TASK TO COMPLETE - All of the data should be repeated exactly; pictures are not part of the copy.

RECORDED INFORMATION -
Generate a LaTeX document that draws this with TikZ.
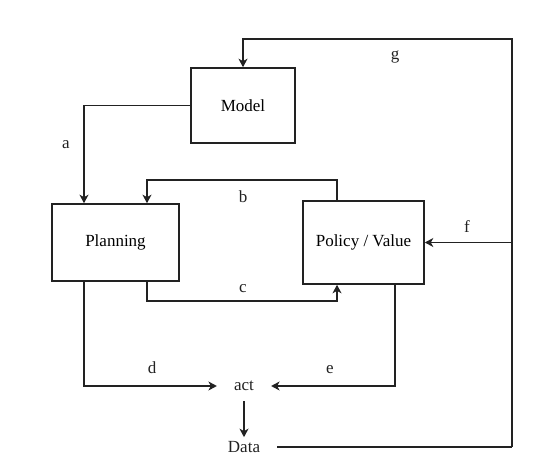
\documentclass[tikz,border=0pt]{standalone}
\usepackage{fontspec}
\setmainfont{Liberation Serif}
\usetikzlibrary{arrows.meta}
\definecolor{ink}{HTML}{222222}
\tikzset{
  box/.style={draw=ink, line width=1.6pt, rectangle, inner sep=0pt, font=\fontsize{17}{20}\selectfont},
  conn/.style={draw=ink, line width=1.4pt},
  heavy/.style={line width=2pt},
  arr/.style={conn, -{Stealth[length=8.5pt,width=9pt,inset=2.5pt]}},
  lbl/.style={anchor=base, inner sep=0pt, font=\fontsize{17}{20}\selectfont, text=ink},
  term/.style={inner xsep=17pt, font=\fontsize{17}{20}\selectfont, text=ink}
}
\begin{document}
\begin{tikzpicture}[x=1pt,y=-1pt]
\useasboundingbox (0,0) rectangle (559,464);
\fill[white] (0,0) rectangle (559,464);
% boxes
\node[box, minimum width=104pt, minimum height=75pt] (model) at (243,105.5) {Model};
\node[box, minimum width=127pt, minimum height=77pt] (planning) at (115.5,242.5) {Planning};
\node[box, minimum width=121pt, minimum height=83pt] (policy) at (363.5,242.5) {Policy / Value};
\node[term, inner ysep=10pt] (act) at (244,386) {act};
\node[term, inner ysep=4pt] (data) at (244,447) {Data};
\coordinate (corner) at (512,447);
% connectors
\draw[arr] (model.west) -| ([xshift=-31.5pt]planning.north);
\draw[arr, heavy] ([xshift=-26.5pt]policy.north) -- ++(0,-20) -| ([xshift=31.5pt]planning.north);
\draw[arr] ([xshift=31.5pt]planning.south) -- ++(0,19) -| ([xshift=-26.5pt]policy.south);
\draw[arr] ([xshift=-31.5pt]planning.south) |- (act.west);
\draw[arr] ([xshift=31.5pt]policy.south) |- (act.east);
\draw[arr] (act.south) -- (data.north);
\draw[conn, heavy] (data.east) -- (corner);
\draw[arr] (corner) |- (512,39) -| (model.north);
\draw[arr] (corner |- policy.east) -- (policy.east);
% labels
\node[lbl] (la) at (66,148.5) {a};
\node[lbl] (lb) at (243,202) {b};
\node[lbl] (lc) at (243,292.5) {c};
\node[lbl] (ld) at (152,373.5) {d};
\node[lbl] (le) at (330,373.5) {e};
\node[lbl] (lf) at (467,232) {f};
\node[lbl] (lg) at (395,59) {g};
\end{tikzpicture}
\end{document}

THE RESULT -
Generate a LaTeX document that draws this with TikZ.
\documentclass[tikz,border=0pt]{standalone}
\usepackage{fontspec}
\setmainfont{Liberation Serif}
\usetikzlibrary{arrows.meta}
\definecolor{ink}{HTML}{222222}
\tikzset{
  box/.style={draw=ink, line width=1.6pt, rectangle, inner sep=0pt, font=\fontsize{17}{20}\selectfont},
  conn/.style={draw=ink, line width=1.4pt},
  heavy/.style={line width=2pt},
  arr/.style={conn, -{Stealth[length=8.5pt,width=9pt,inset=2.5pt]}},
  lbl/.style={anchor=base, inner sep=0pt, font=\fontsize{17}{20}\selectfont, text=ink},
  term/.style={inner xsep=17pt, font=\fontsize{17}{20}\selectfont, text=ink}
}
\begin{document}
\begin{tikzpicture}[x=1pt,y=-1pt]
\useasboundingbox (0,0) rectangle (559,464);
\fill[white] (0,0) rectangle (559,464);
% boxes
\node[box, minimum width=104pt, minimum height=75pt] (model) at (243,105.5) {Model};
\node[box, minimum width=127pt, minimum height=77pt] (planning) at (115.5,242.5) {Planning};
\node[box, minimum width=121pt, minimum height=83pt] (policy) at (363.5,242.5) {Policy / Value};
\node[term, inner ysep=10pt] (act) at (244,386) {act};
\node[term, inner ysep=4pt] (data) at (244,447) {Data};
\coordinate (corner) at (512,447);
% connectors
\draw[arr] (model.west) -| ([xshift=-31.5pt]planning.north);
\draw[arr, heavy] ([xshift=-26.5pt]policy.north) -- ++(0,-20) -| ([xshift=31.5pt]planning.north);
\draw[arr] ([xshift=31.5pt]planning.south) -- ++(0,19) -| ([xshift=-26.5pt]policy.south);
\draw[arr] ([xshift=-31.5pt]planning.south) |- (act.west);
\draw[arr] ([xshift=31.5pt]policy.south) |- (act.east);
\draw[arr] (act.south) -- (data.north);
\draw[conn, heavy] (data.east) -- (corner);
\draw[arr] (corner) |- (512,39) -| (model.north);
\draw[arr] (corner |- policy.east) -- (policy.east);
% labels
\node[lbl] (la) at (66,148.5) {a};
\node[lbl] (lb) at (243,202) {b};
\node[lbl] (lc) at (243,292.5) {c};
\node[lbl] (ld) at (152,373.5) {d};
\node[lbl] (le) at (330,373.5) {e};
\node[lbl] (lf) at (467,232) {f};
\node[lbl] (lg) at (395,59) {g};
\end{tikzpicture}
\end{document}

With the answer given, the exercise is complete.